** Begin **

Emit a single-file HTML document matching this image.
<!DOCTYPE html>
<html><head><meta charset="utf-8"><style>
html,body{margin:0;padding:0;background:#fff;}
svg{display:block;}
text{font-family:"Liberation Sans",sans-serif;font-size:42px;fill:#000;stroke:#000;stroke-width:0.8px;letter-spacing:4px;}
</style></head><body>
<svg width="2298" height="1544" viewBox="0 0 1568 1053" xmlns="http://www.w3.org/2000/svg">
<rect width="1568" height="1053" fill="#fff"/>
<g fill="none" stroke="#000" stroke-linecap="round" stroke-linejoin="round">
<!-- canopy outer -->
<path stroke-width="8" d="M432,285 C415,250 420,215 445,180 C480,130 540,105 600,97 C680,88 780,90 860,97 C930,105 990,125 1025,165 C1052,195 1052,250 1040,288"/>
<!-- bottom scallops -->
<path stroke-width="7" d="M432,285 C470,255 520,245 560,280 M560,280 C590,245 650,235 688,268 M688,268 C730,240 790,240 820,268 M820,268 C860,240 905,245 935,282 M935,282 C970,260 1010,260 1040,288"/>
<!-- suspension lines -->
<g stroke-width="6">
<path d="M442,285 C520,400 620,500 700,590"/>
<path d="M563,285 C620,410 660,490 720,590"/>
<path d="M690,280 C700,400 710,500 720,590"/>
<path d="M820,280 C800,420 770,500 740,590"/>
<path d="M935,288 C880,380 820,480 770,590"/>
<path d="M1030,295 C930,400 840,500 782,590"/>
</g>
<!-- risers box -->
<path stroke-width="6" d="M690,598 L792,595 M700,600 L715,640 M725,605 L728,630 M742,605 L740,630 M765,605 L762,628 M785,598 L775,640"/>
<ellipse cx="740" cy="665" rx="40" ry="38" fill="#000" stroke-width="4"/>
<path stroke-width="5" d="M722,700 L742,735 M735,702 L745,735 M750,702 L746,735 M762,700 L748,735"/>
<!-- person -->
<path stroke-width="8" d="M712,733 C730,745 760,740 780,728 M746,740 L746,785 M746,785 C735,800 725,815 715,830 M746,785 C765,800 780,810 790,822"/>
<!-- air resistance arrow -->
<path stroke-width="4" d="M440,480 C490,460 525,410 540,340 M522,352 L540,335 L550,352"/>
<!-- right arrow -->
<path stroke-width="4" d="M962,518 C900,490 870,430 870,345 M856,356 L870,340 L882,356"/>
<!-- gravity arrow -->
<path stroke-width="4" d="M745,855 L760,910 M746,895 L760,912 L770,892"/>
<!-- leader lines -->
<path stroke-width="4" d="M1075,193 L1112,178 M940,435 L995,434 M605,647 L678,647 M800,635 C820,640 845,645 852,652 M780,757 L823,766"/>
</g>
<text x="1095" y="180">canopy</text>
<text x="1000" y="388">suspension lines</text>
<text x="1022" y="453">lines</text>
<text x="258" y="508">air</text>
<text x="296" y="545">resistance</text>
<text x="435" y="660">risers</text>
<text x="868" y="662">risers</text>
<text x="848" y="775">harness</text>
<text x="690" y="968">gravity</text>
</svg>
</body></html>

** End **

GIVEN EXERCISE: Repeat the listing exactly, from its first line to its last.

EXERCISE SOLUTION:
Emit a single-file HTML document matching this image.
<!DOCTYPE html>
<html><head><meta charset="utf-8"><style>
html,body{margin:0;padding:0;background:#fff;}
svg{display:block;}
text{font-family:"Liberation Sans",sans-serif;font-size:42px;fill:#000;stroke:#000;stroke-width:0.8px;letter-spacing:4px;}
</style></head><body>
<svg width="2298" height="1544" viewBox="0 0 1568 1053" xmlns="http://www.w3.org/2000/svg">
<rect width="1568" height="1053" fill="#fff"/>
<g fill="none" stroke="#000" stroke-linecap="round" stroke-linejoin="round">
<!-- canopy outer -->
<path stroke-width="8" d="M432,285 C415,250 420,215 445,180 C480,130 540,105 600,97 C680,88 780,90 860,97 C930,105 990,125 1025,165 C1052,195 1052,250 1040,288"/>
<!-- bottom scallops -->
<path stroke-width="7" d="M432,285 C470,255 520,245 560,280 M560,280 C590,245 650,235 688,268 M688,268 C730,240 790,240 820,268 M820,268 C860,240 905,245 935,282 M935,282 C970,260 1010,260 1040,288"/>
<!-- suspension lines -->
<g stroke-width="6">
<path d="M442,285 C520,400 620,500 700,590"/>
<path d="M563,285 C620,410 660,490 720,590"/>
<path d="M690,280 C700,400 710,500 720,590"/>
<path d="M820,280 C800,420 770,500 740,590"/>
<path d="M935,288 C880,380 820,480 770,590"/>
<path d="M1030,295 C930,400 840,500 782,590"/>
</g>
<!-- risers box -->
<path stroke-width="6" d="M690,598 L792,595 M700,600 L715,640 M725,605 L728,630 M742,605 L740,630 M765,605 L762,628 M785,598 L775,640"/>
<ellipse cx="740" cy="665" rx="40" ry="38" fill="#000" stroke-width="4"/>
<path stroke-width="5" d="M722,700 L742,735 M735,702 L745,735 M750,702 L746,735 M762,700 L748,735"/>
<!-- person -->
<path stroke-width="8" d="M712,733 C730,745 760,740 780,728 M746,740 L746,785 M746,785 C735,800 725,815 715,830 M746,785 C765,800 780,810 790,822"/>
<!-- air resistance arrow -->
<path stroke-width="4" d="M440,480 C490,460 525,410 540,340 M522,352 L540,335 L550,352"/>
<!-- right arrow -->
<path stroke-width="4" d="M962,518 C900,490 870,430 870,345 M856,356 L870,340 L882,356"/>
<!-- gravity arrow -->
<path stroke-width="4" d="M745,855 L760,910 M746,895 L760,912 L770,892"/>
<!-- leader lines -->
<path stroke-width="4" d="M1075,193 L1112,178 M940,435 L995,434 M605,647 L678,647 M800,635 C820,640 845,645 852,652 M780,757 L823,766"/>
</g>
<text x="1095" y="180">canopy</text>
<text x="1000" y="388">suspension lines</text>
<text x="1022" y="453">lines</text>
<text x="258" y="508">air</text>
<text x="296" y="545">resistance</text>
<text x="435" y="660">risers</text>
<text x="868" y="662">risers</text>
<text x="848" y="775">harness</text>
<text x="690" y="968">gravity</text>
</svg>
</body></html>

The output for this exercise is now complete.